Nevertheless, it’s a breakthrough at a moment when experts warn energy markets and consumers are near their breaking points. Fatih Birol, the head of the International Energy Agency, said last week that oil markets could hit a perilous “red zone” by July or August if the two sides fail to make progress on reopening the Strait, where a quarter of the world’s seaborne oil trade flows. Fourteen million barrels of oil per day have disappeared from the market since the conflict began on February 28, he said, and production won’t recover for at least a year. Wood Mackenzie analysts warned of $200 oil by year’s end. Meanwhile, US consumers, now paying an average of $4.51 per gallon to fill up their gas tank, “appear worried that inflation will increase and proliferate beyond fuel prices, even in the long run,” said Joanne Hsu, the director of the University of Michigan Survey. Executives at Walmart, America’s largest retailer, told analysts that consumers are under increasing strain and issued a cautious sales growth forecast. The prospect of a deal has meant a good day for global stocks:
- With crude oil prices falling, import-reliant Asian markets were in full swing Monday. Japan’s Nikkei rose 3.2% and topped 65,000 for the first time. Stocks with exposure to semiconductors were big winners: Kioxia was up 10.4% and SoftBank 6.9%.
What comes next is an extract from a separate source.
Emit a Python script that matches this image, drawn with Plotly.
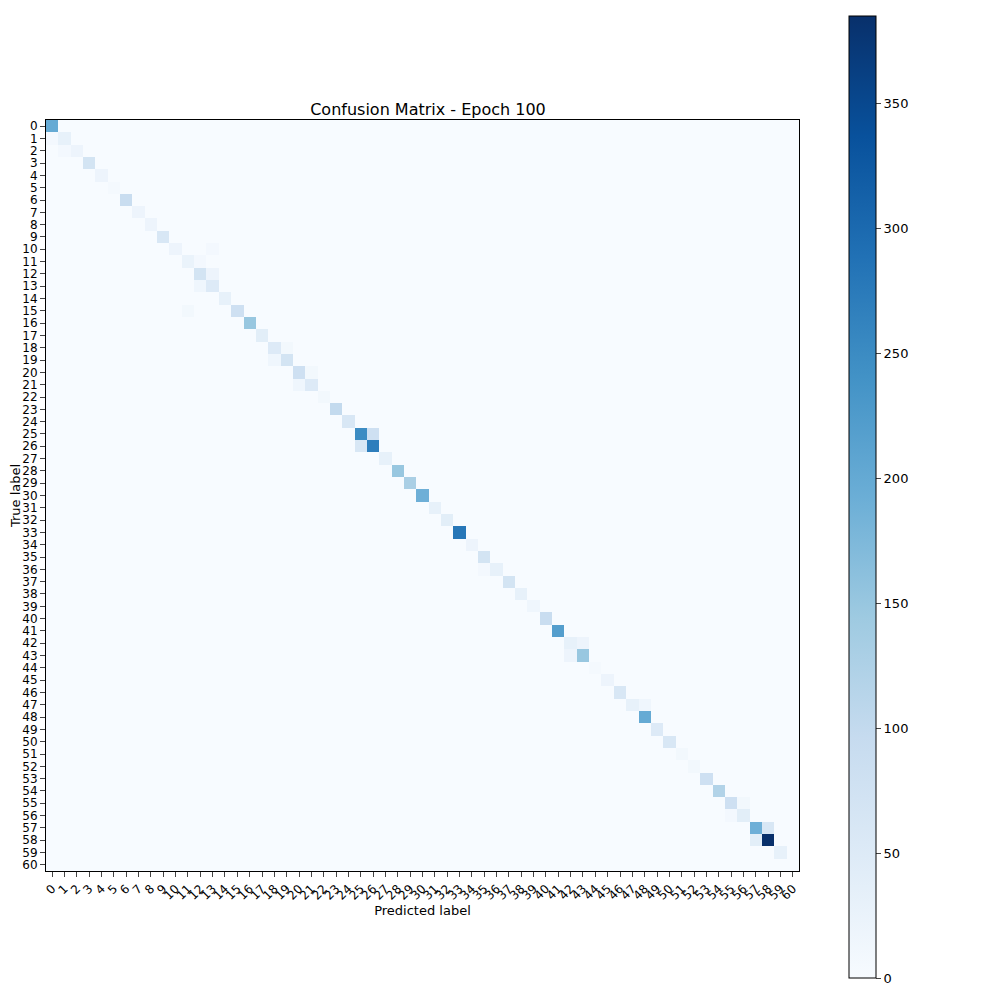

- Futures contracts on the S&P 500, which is currently on an eight-week winning streak, are up 0.7% this morning. The blockbuster earnings season playing out doesn’t hurt, either: RBC Wealth Management analysts said last week that S&P 500 earnings growth in the first quarter was at 27.6%, more than double the 12.4% forecast, with spending on AI infrastructure “by far the main reason.”
Headlines vs. Barrels: A good rule of thumb: Don’t count on a deal until there is one. Last week, Ole Hansen, the head of commodities at investment bank Saxo, cautioned against “reacting to diplomacy headlines” without considering other factors. “Unless those headlines translate into a meaningful increase in physical flows, price weakness risks will continue to be driven more by expectations than fundamentals. Futures trade on headlines; physical markets continue to trade on barrels.”